Alpine market culture in summer is entirely different from the rest of France. Here, the produce is altitude-specific: reblochon and tomme de Savoie alongside jars of wild bilberry jam, bundles of mountain thyme, and carved wooden objects made during the long winter months.

Thonon-les-Bains on Lake Geneva holds one of the oldest markets in the region, dating back to the 13th century. In Annecy, the Saturday market along the canal is a full-on sensory event — the smell of fresh bread mixing with alpine flowers and the cold lake air.

These are not heritage experiences put on for visitors. They are where people actually shop.

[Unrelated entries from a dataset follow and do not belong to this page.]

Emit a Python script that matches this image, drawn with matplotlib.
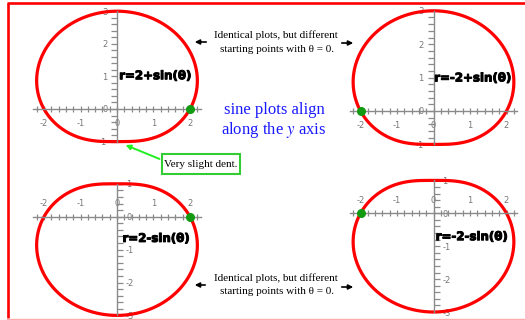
import numpy as np
import matplotlib
matplotlib.use("Agg")
import matplotlib.pyplot as plt
from matplotlib import patheffects
from matplotlib.patches import Rectangle

plt.rcParams['axes.unicode_minus'] = False
plt.rcParams['mathtext.fontset'] = 'stix'

# r = offset + sign * sin(theta), one entry per panel
offsets = [2, -2, 2, -2]
sine_signs = [1, 1, -1, -1]
labels = ['r=2+sin(θ)', 'r=-2+sin(θ)', 'r=2-sin(θ)', 'r=-2-sin(θ)']
# pixel origin of each panel, y scale (px per unit), upper or lower row
origins = [(117, 109), (433.5, 111), (117, 216.7), (433.5, 213.3)]
yscales = [32.6, 33.4, 32.9, 32.9]
rows = ['top', 'top', 'bottom', 'bottom']
label_pos = [(0.06, 1.02), (0.02, 0.99), (0.15, -0.66), (0.06, -0.71)]

W, H = 525, 320
SX = 36.5
theta = np.linspace(0, 2 * np.pi, 500)

fig = plt.figure(figsize=(5.25, 3.2), dpi=100)
bg = fig.add_axes([0, 0, 1, 1])
bg.set_xlim(0, W)
bg.set_ylim(H, 0)
bg.axis('off')

# red frame
bg.plot([7, 525], [3.3, 3.3], color='red', lw=1.9, solid_capstyle='butt')
bg.plot([7.5, 7.5], [3, 318], color='red', lw=1.9, solid_capstyle='butt')
bg.plot([7, 525], [318.5, 318.5], color='#ffaaaa', lw=1.0)


def panel(i):
    ox, oy = origins[i]
    sy = yscales[i]
    x0, x1 = -2.6, 2.6
    if rows[i] == 'top':
        y0, y1 = -1.25, 3.25
    else:
        y0, y1 = -3.25, 1.25
    left = (ox + x0 * SX) / W
    bottom = 1 - (oy - y0 * sy) / H
    ax = fig.add_axes([left, bottom, (x1 - x0) * SX / W, (y1 - y0) * sy / H])
    ax.set_xlim(x0, x1)
    ax.set_ylim(y0, y1)
    ax.patch.set_alpha(0)

    if rows[i] == 'top':
        xs, ys = 'bottom', 'left'
        hide = ['top', 'right']
        yb = (-1, 3)
    else:
        xs, ys = 'top', 'right'
        hide = ['bottom', 'left']
        yb = (-3, 1)
    for s in hide:
        ax.spines[s].set_visible(False)
    ax.spines[xs].set_position(('data', 0))
    ax.spines[ys].set_position(('data', 0))
    ax.spines[xs].set_bounds(-2.3, 2.3)
    ax.spines[ys].set_bounds(*yb)
    for s in (xs, ys):
        ax.spines[s].set_color('#8a8a8a')
        ax.spines[s].set_linewidth(1.0)
    ax.xaxis.set_ticks_position(xs)
    ax.yaxis.set_ticks_position(ys)

    ax.set_xticks(np.arange(-2, 3))
    ax.set_xticks(np.round(np.arange(-2.2, 2.21, 0.2), 1), minor=True)
    ax.set_yticks(np.arange(yb[0], yb[1] + 1))
    ax.set_yticks(np.round(np.arange(yb[0], yb[1] + 0.01, 0.2), 1), minor=True)
    ax.tick_params(axis='x', which='both', direction='inout', length=5,
                   color='#8a8a8a', width=0.9)
    ax.tick_params(axis='y', which='both', direction='out', length=4.5,
                   color='#8a8a8a', width=0.9)
    ax.tick_params(which='major', labelsize=6, labelcolor='#777777')
    if rows[i] == 'top':
        ax.tick_params(axis='x', pad=5)
        ax.tick_params(axis='y', pad=2.5)
    else:
        ax.tick_params(axis='x', pad=3.5)
        ax.tick_params(axis='y', pad=2)

    r = offsets[i] + sine_signs[i] * np.sin(theta)
    ax.plot(r * np.cos(theta), r * np.sin(theta), color='red', lw=2.3,
            clip_on=False)
    ax.plot([offsets[i]], [0], 'o', color='#129a12', ms=5.5, clip_on=False,
            zorder=5)
    tx, ty = label_pos[i]
    ax.text(tx, ty, labels[i], fontsize=8.5, fontweight='bold', color='black',
            ha='left', va='center', family='DejaVu Sans',
            path_effects=[patheffects.withStroke(linewidth=0.7,
                                                 foreground='black')])


for i in range(4):
    panel(i)

serif = 'Liberation Serif'
# notes between the panels
bg.text(276, 35, 'Identical plots, but different', fontsize=8, family=serif,
        ha='center', va='center')
bg.text(277, 50, 'starting points with θ = 0.', fontsize=8, family=serif,
        ha='center', va='center')
bg.text(276, 278, 'Identical plots, but different', fontsize=8, family=serif,
        ha='center', va='center')
bg.text(277, 292, 'starting points with θ = 0.', fontsize=8, family=serif,
        ha='center', va='center')

arrow = dict(arrowstyle='-|>', color='black', lw=1.2, mutation_scale=7)
bg.annotate('', xy=(192, 42), xytext=(209, 42), arrowprops=arrow)
bg.annotate('', xy=(356, 43), xytext=(339, 43), arrowprops=arrow)
bg.annotate('', xy=(192, 285), xytext=(208, 285), arrowprops=arrow)
bg.annotate('', xy=(356, 287), xytext=(339, 287), arrowprops=arrow)

bg.text(274, 110, 'sine plots align', fontsize=12, family=serif,
        color='#1a1aff', ha='center', va='center')
bg.text(274, 130, 'along the $y$ axis', fontsize=12, family=serif,
        color='#1a1aff', ha='center', va='center')

# dent note
bg.add_patch(Rectangle((162, 154), 78, 20, fill=False, edgecolor='#33cc33',
                       lw=1.5))
bg.text(201, 164.5, 'Very slight dent.', fontsize=8, family=serif,
        ha='center', va='center')
bg.annotate('', xy=(123, 144), xytext=(162, 160),
            arrowprops=dict(arrowstyle='-|>', color='#22ee22', lw=1.4,
                            mutation_scale=7))

fig.savefig('out.png', dpi=100)
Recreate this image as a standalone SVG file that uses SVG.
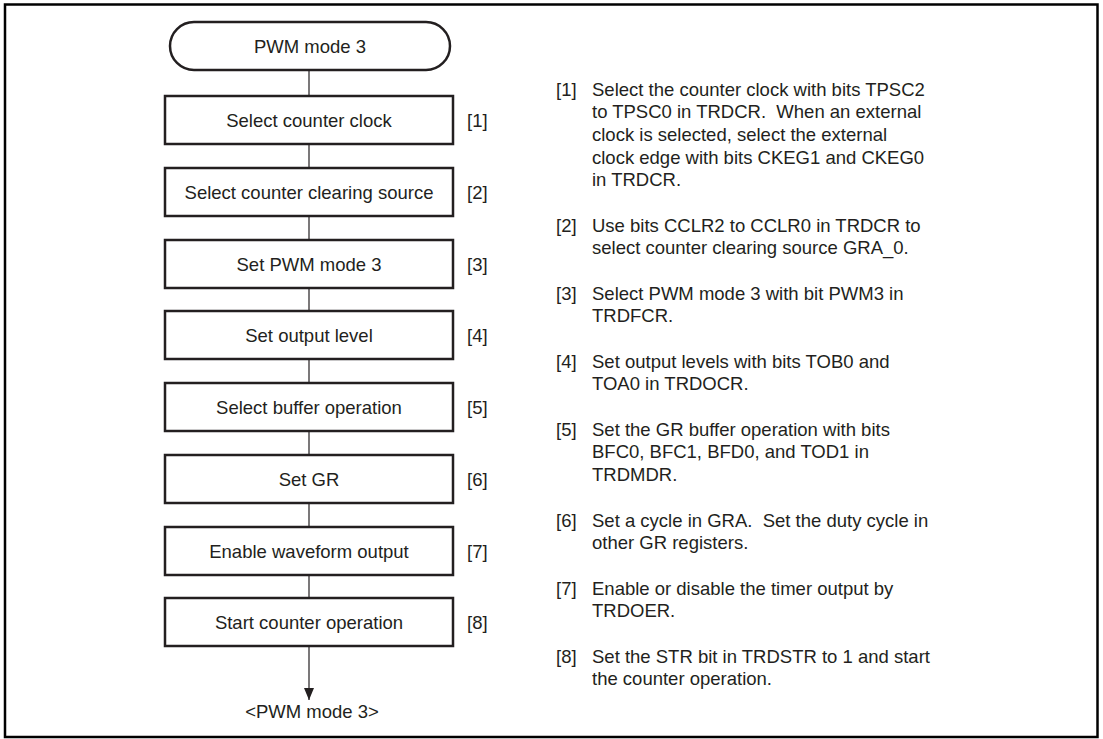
<svg xmlns="http://www.w3.org/2000/svg" width="1103" height="739" viewBox="0 0 1103 739">
<defs>
<style>
text{font-family:"Liberation Sans",Arial,sans-serif;font-size:18.5px;fill:#231f20;white-space:pre}
.box{fill:#fff;stroke:#231f20;stroke-width:2.5}
.c{text-anchor:middle}
.ln{stroke:#231f20;stroke-width:1.2;fill:none}
</style>
<marker id="ah" viewBox="0 0 12 10" refX="12" refY="5" markerWidth="12" markerHeight="10" markerUnits="userSpaceOnUse" orient="auto">
<path d="M0,0 L12,5 L0,10 Z" fill="#231f20"/>
</marker>
</defs>
<rect x="5" y="4.5" width="1092.5" height="732.5" fill="#fff" stroke="#000" stroke-width="2.5"/>
<g id="connectors">
<line class="ln" x1="309" y1="70" x2="309" y2="96"/>
<line class="ln" x1="309" y1="144" x2="309" y2="168"/>
<line class="ln" x1="309" y1="216" x2="309" y2="240"/>
<line class="ln" x1="309" y1="288" x2="309" y2="311"/>
<line class="ln" x1="309" y1="359" x2="309" y2="383"/>
<line class="ln" x1="309" y1="431" x2="309" y2="455"/>
<line class="ln" x1="309" y1="503" x2="309" y2="527"/>
<line class="ln" x1="309" y1="574" x2="309" y2="598"/>
<line class="ln" x1="309" y1="646" x2="309" y2="700" marker-end="url(#ah)"/>
</g>
<g id="start"><rect class="box" x="170" y="22" width="280" height="48" rx="24"/><text class="c" x="310" y="52.5">PWM mode 3</text></g>
<g id="n1"><rect class="box" x="165" y="96" width="288" height="48"/><text class="c" x="309" y="126.5">Select counter clock</text><text x="467" y="126.5">[1]</text></g>
<g id="n2"><rect class="box" x="165" y="168" width="288" height="48"/><text class="c" x="309" y="198.5">Select counter clearing source</text><text x="467" y="198.5">[2]</text></g>
<g id="n3"><rect class="box" x="165" y="240" width="288" height="48"/><text class="c" x="309" y="270.5">Set PWM mode 3</text><text x="467" y="270.5">[3]</text></g>
<g id="n4"><rect class="box" x="165" y="311" width="288" height="48"/><text class="c" x="309" y="341.5">Set output level</text><text x="467" y="341.5">[4]</text></g>
<g id="n5"><rect class="box" x="165" y="383" width="288" height="48"/><text class="c" x="309" y="413.5">Select buffer operation</text><text x="467" y="413.5">[5]</text></g>
<g id="n6"><rect class="box" x="165" y="455" width="288" height="48"/><text class="c" x="309" y="485.5">Set GR</text><text x="467" y="485.5">[6]</text></g>
<g id="n7"><rect class="box" x="165" y="527" width="288" height="48"/><text class="c" x="309" y="557.5">Enable waveform output</text><text x="467" y="557.5">[7]</text></g>
<g id="n8"><rect class="box" x="165" y="598" width="288" height="48"/><text class="c" x="309" y="628.5">Start counter operation</text><text x="467" y="628.5">[8]</text></g>
<g id="end"><text class="c" x="312" y="718">&lt;PWM mode 3&gt;</text></g>
<g id="notes">
<text x="556" y="95.5">[1]<tspan x="592">Select the counter clock with bits TPSC2</tspan><tspan x="592" dy="22.7">to TPSC0 in TRDCR.  When an external</tspan><tspan x="592" dy="22.7">clock is selected, select the external</tspan><tspan x="592" dy="22.7">clock edge with bits CKEG1 and CKEG0</tspan><tspan x="592" dy="22.7">in TRDCR.</tspan></text>
<text x="556" y="231.5">[2]<tspan x="592">Use bits CCLR2 to CCLR0 in TRDCR to</tspan><tspan x="592" dy="22.7">select counter clearing source GRA_0.</tspan></text>
<text x="556" y="299.5">[3]<tspan x="592">Select PWM mode 3 with bit PWM3 in</tspan><tspan x="592" dy="22.7">TRDFCR.</tspan></text>
<text x="556" y="367.5">[4]<tspan x="592">Set output levels with bits TOB0 and</tspan><tspan x="592" dy="22.7">TOA0 in TRDOCR.</tspan></text>
<text x="556" y="435.5">[5]<tspan x="592">Set the GR buffer operation with bits</tspan><tspan x="592" dy="22.7">BFC0, BFC1, BFD0, and TOD1 in</tspan><tspan x="592" dy="22.7">TRDMDR.</tspan></text>
<text x="556" y="526.5">[6]<tspan x="592">Set a cycle in GRA.  Set the duty cycle in</tspan><tspan x="592" dy="22.7">other GR registers.</tspan></text>
<text x="556" y="594.5">[7]<tspan x="592">Enable or disable the timer output by</tspan><tspan x="592" dy="22.7">TRDOER.</tspan></text>
<text x="556" y="662.5">[8]<tspan x="592">Set the STR bit in TRDSTR to 1 and start</tspan><tspan x="592" dy="22.7">the counter operation.</tspan></text>
</g>
</svg>
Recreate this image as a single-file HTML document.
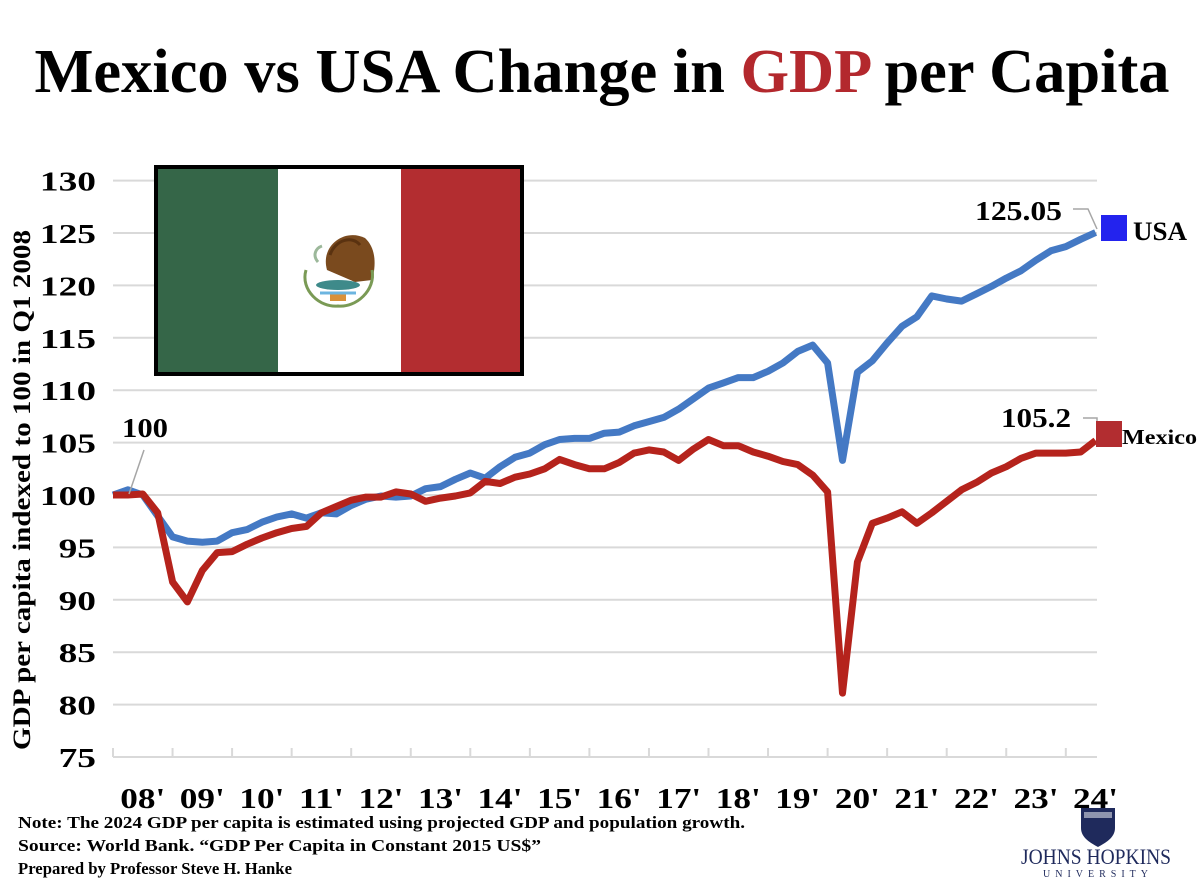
<!DOCTYPE html>
<html><head><meta charset="utf-8"><style>
html,body{margin:0;padding:0;background:#fff;}
svg{display:block;font-family:"Liberation Serif",serif;}
</style></head><body>
<svg id="chart" width="1200" height="879" viewBox="0 0 1200 879">
<text x="602" y="92" text-anchor="middle" font-size="62" font-weight="bold" textLength="1135" lengthAdjust="spacingAndGlyphs">Mexico vs USA Change in <tspan fill="#b3282d">GDP</tspan> per Capita</text>
<g id="grid"></g>
<g id="yticks"></g>
<g id="xticks"></g>
<text transform="translate(30,490) rotate(-90)" text-anchor="middle" font-size="25" font-weight="bold" textLength="520" lengthAdjust="spacingAndGlyphs">GDP per capita indexed to 100 in Q1 2008</text>
<g>
<rect x="156" y="167" width="366" height="207" fill="#fff" stroke="#000" stroke-width="4"/>
<rect x="158" y="169" width="120" height="203" fill="#356648"/>
<rect x="401" y="169" width="119" height="203" fill="#b32d30"/>
<g>
<path d="M327 270 C320 245 345 228 365 238 C378 250 375 270 372 280 L355 282 Z" fill="#7a4a1e"/>
<path d="M330 255 C335 240 352 235 360 245" stroke="#5a3210" stroke-width="3" fill="none"/>
<path d="M318 262 C312 255 316 248 322 246" stroke="#9cb89a" stroke-width="3" fill="none"/>
<path d="M306 270 C300 290 320 308 338 306 C356 308 376 290 372 270" stroke="#7a9a55" stroke-width="3" fill="none"/>
<ellipse cx="338" cy="285" rx="22" ry="5" fill="#3e8a8a"/>
<rect x="330" y="293" width="16" height="8" fill="#d9913a"/>
<path d="M320 293 L356 293" stroke="#6cb5e0" stroke-width="3"/>
</g>
</g>
<g id="plot"></g>
<g>
<text x="122" y="437" font-size="27" font-weight="bold" textLength="46" lengthAdjust="spacingAndGlyphs">100</text>
<line x1="144" y1="450" x2="129" y2="494" stroke="#a6a6a6" stroke-width="1.5"/>
</g>
<g>
<text x="975" y="220" font-size="27" font-weight="bold" textLength="87" lengthAdjust="spacingAndGlyphs">125.05</text>
<polyline points="1073,209 1088,209 1097,229" fill="none" stroke="#a6a6a6" stroke-width="1.5"/>
</g>
<g>
<text x="1001" y="427" font-size="27" font-weight="bold" textLength="70" lengthAdjust="spacingAndGlyphs">105.2</text>
<polyline points="1083,418 1097,418 1097,425" fill="none" stroke="#a6a6a6" stroke-width="1.5"/>
</g>
<g>
<rect x="1101" y="215" width="26" height="26" fill="#2323ee"/>
<text x="1133" y="240" font-size="26" font-weight="bold" textLength="54" lengthAdjust="spacingAndGlyphs">USA</text>
</g>
<g>
<rect x="1096" y="421" width="26" height="26" fill="#b22d30"/>
<text x="1122" y="444" font-size="21" font-weight="bold" textLength="75" lengthAdjust="spacingAndGlyphs">Mexico</text>
</g>
<g font-size="17" font-weight="bold">
<text x="18" y="828" textLength="727" lengthAdjust="spacingAndGlyphs">Note: The 2024 GDP per capita is estimated using projected GDP and population growth.</text>
<text x="18" y="851" textLength="523" lengthAdjust="spacingAndGlyphs">Source: World Bank. “GDP Per Capita in Constant 2015 US$”</text>
<text x="18" y="874" textLength="274" lengthAdjust="spacingAndGlyphs">Prepared by Professor Steve H. Hanke</text>
</g>
<g fill="#1f2a5c">
<path d="M1081 808 L1115 808 L1115 828 C1115 838 1105 843 1098 847 C1091 843 1081 838 1081 828 Z"/>
<rect x="1084" y="812" width="28" height="6" fill="#fff" opacity="0.5"/>
<text x="1096" y="864" text-anchor="middle" font-size="22" textLength="150" lengthAdjust="spacingAndGlyphs">JOHNS HOPKINS</text>
<text x="1098" y="877" text-anchor="middle" font-size="10" letter-spacing="5">UNIVERSITY</text>
</g>
</svg>
<script>
const yTicks = [75,80,85,90,95,100,105,110,115,120,125,130];
const xLabels = ["08'","09'","10'","11'","12'","13'","14'","15'","16'","17'","18'","19'","20'","21'","22'","23'","24'"];
const usa = [100,100.5,100,98,96,95.6,95.5,95.6,96.4,96.7,97.4,97.9,98.2,97.8,98.3,98.2,99.0,99.6,99.9,99.8,99.9,100.6,100.8,101.5,102.1,101.6,102.7,103.6,104.0,104.8,105.3,105.4,105.4,105.9,106.0,106.6,107.0,107.4,108.2,109.2,110.2,110.7,111.2,111.2,111.8,112.6,113.7,114.3,112.6,103.3,111.7,112.8,114.5,116.1,117.0,119.0,118.7,118.5,119.2,119.9,120.7,121.4,122.4,123.3,123.7,124.4,125.05];
const mexico = [100,100,100.1,98.3,91.7,89.8,92.8,94.5,94.6,95.3,95.9,96.4,96.8,97.0,98.3,98.9,99.5,99.8,99.8,100.3,100.1,99.4,99.7,99.9,100.2,101.3,101.1,101.7,102.0,102.5,103.4,102.9,102.5,102.5,103.1,104.0,104.3,104.1,103.3,104.4,105.3,104.7,104.7,104.1,103.7,103.2,102.9,101.9,100.3,81.1,93.6,97.3,97.8,98.4,97.3,98.3,99.4,100.5,101.2,102.1,102.7,103.5,104.0,104.0,104.0,104.1,105.2];
const NS="http://www.w3.org/2000/svg";
const x0=113, yearW=59.55, yBase=757, unit=10.48;
function xq(i){return x0+i*yearW/4;}
function yv(v){return yBase-(v-75)*unit;}
function mk(tag,attrs,parent){const e=document.createElementNS(NS,tag);for(const k in attrs)e.setAttribute(k,attrs[k]);parent.appendChild(e);return e;}
const grid=document.getElementById('grid'), yt=document.getElementById('yticks'), xt=document.getElementById('xticks'), plot=document.getElementById('plot');
yTicks.forEach(v=>{
  const l=mk('line',{x1:113,x2:1097,y1:yv(v),y2:yv(v),stroke:'#d9d9d9','stroke-width':2},grid);
  
  
  const s=String(v);
  const t=mk('text',{x:96,y:yv(v)+10,'text-anchor':'end','font-size':27,'font-weight':'bold',textLength:s.length*18.7,lengthAdjust:'spacingAndGlyphs'},yt);
  t.textContent=s;
  
  
});
xLabels.forEach((s,k)=>{
  const tx=x0+k*yearW;
  const tk=mk('line',{x1:tx,x2:tx,y1:yBase,y2:yBase-9,stroke:'#d9d9d9','stroke-width':2},xt);
  
  
  const t=mk('text',{x:tx+yearW/2,y:808,'text-anchor':'middle','font-size':28,'font-weight':'bold',textLength:45,lengthAdjust:'spacingAndGlyphs'},xt);
  t.textContent=s;
  
  
});
function line(data,color,name){
  const p=mk('polyline',{points:data.map((v,i)=>xq(i).toFixed(1)+','+yv(v).toFixed(1)).join(' '),fill:'none',stroke:color,'stroke-width':7,'stroke-linejoin':'round'},plot);
  
  
}
line(usa,'#4479c4','usa-line');
line(mexico,'#b5231c','mexico-line');
</script>
</body></html>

What Skiing Changed — and What It Didn’t

Modern ski resorts transformed the economics of these villages completely. A place like Courchevel or Val d’Isère now earns most of its income in four winter months. But the summer calendar — the festivals, the fêtes, the market traditions — has stayed remarkably intact.

Walk through Chamonix in August and you will find street musicians, boulangeries doing their highest daily bread count of the year, and a weekly farmers’ market that has run in some form since the 18th century. The mountains have always drawn people. The skiing is just the newest reason.

How to Find the Festivals

The best way in is small. Skip the big resorts and look for villages in the Haute-Savoie département, the Beaufortain, or the Belledonne range. Tourist offices in towns like Annecy, Albertville, or Bourg-Saint-Maurice maintain summer festival calendars.

The descente des alpages typically runs in late September and early October. Fêtes votives happen throughout July and August. Check the local mairie (town hall) website for exact dates — most villages publish their summer programme in May.

If you are planning a trip to France and considering the Alps, September is worth serious consideration. The summer crowds have thinned. The colours are turning. And the villages are in the middle of their harvest festivals — exactly the season they were built for.

The same ancient instinct plays out in the Pyrenees too — if you want to see what transhumance looks like in southern France, the traditions there run just as deep.

The French Alps hold two lives in one place — the modern world of ski passes and heated outdoor terraces, and the older world of cows with flower crowns coming down from the high pastures. September and October belong entirely to the second one. And it is worth every mile to be there for it.